The stock market is going down for a variety of reasons, from idiotic talk about banning speculation in oil markets (don't the morons in Congress know that oil speculators can short oil too?) to the never ending list of taxes Obama plans to raise, but the Fed head in the sand routine about the dollar and inflation just pushed things over the edge today. Public policy, whether from the coin clippers at the Fed or the do anything to get re-elected reconstituted populists of Congress, has I think reached a nadir of superficiality.
Would it really make any difference whatsoever to the economy if the Fed funds rate were 2.25% rather than 2%? While they certainly don't need any help in their never ending search for bankruptcy court, I suspect the banks would have weathered the storm of a symbolic hike in rates. They aren't lending anyway; what difference does it make? The Fed had an opportunity to lend actual support to the dollar rather than the empty rhetoric of the Ben and Hank show and they blew it. A symbolic rate hike and some timely intervention in the currency market could have done wonders for the dollar with the added benefit of deflating the oil bubble. It was so obvious that like the bugaloo, it plumb evaded them (to quote that other famous Buffet, Jimmy).

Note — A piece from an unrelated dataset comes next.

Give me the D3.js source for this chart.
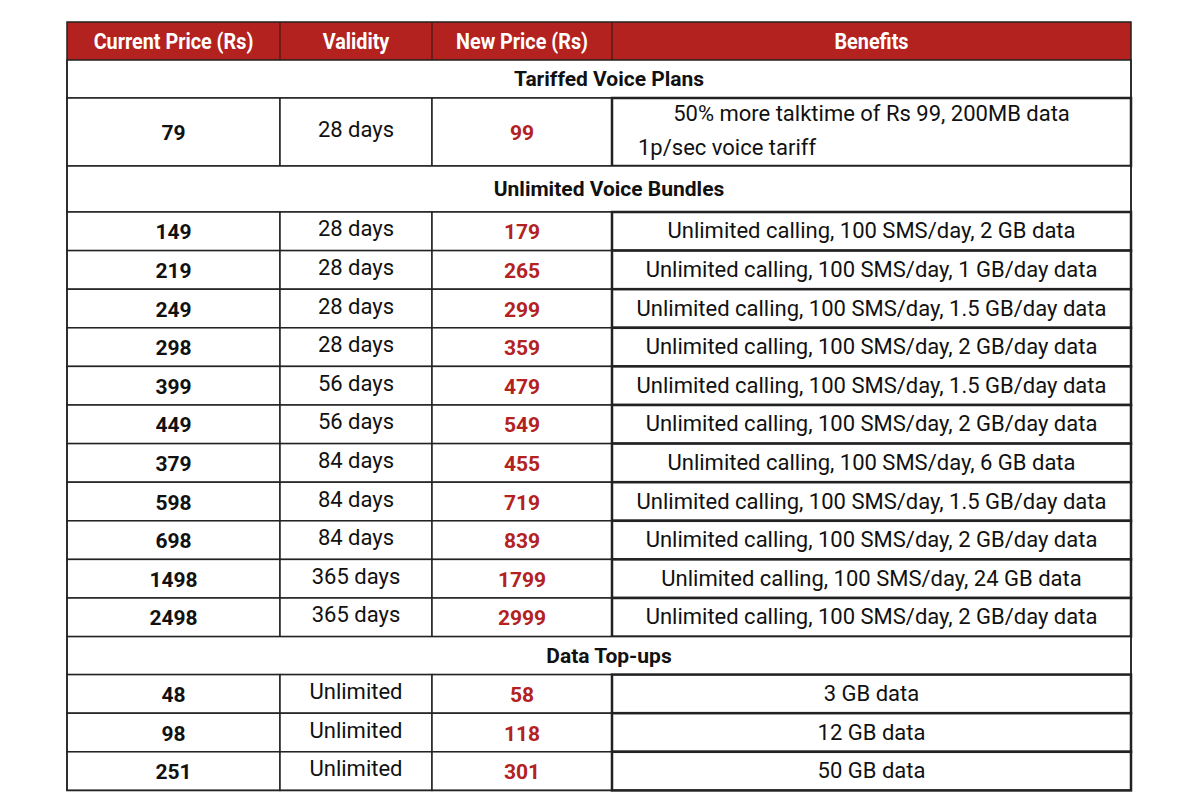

So what now? Has the Fed ever convened an emergency meeting to raise interest rates? The next meeting isn't until August and at the current rate of rise, oil will be more precious than a room full of babies and puppies by then. In a recent commentary I said if the price of oil didn't fall soon, I'd have to change my outlook for the economy. That point is rapidly approaching. The sad thing is it didn't have to be this way. The economy is not great but the market is working as it should. Housing prices are falling back to reality and while it's not a good time to be in the mortgage business, the rest of the economy is still chugging, if a few cylinders shy of a V-8. Letting the housing correction run its course would have been painful but a lot less damaging than this hair of the dog treatment that the Fed has administered.
Bernanke has managed to find the inverse sweet spot of the economy - too much inflation and not enough growth. Congress has blamed everyone from oil companies to speculators (and the newly discovered "index" speculators) to the tooth fairy for high oil prices while the architect of this economic conflagration fiddles away with interest rates 2% below the vastly understated official inflation rate. A mirror might also be a useful tool in Congress' investigative tool box. The price of oil will not be reduced by continuing a 27 year concerted effort not to find any more. Paying farmers to convert tortillas to gas is having the predictable effect on tortilla prices too.
Senator Obama called for a new "stimulus" package today and while I never want to discourage a politician from sending my money back, this economy will not be healed by another trip to the mall. The Fed cannot manufacture a recovery by manipulating the interest rate lever when consumers don't want to borrow and banks don't want to lend. If cheap credit isn't the answer to a problem caused by cheap credit, maybe, just maybe we should try something else. If you're in a hole the size of the Grand Canyon, for the love of God, stop digging and start filling.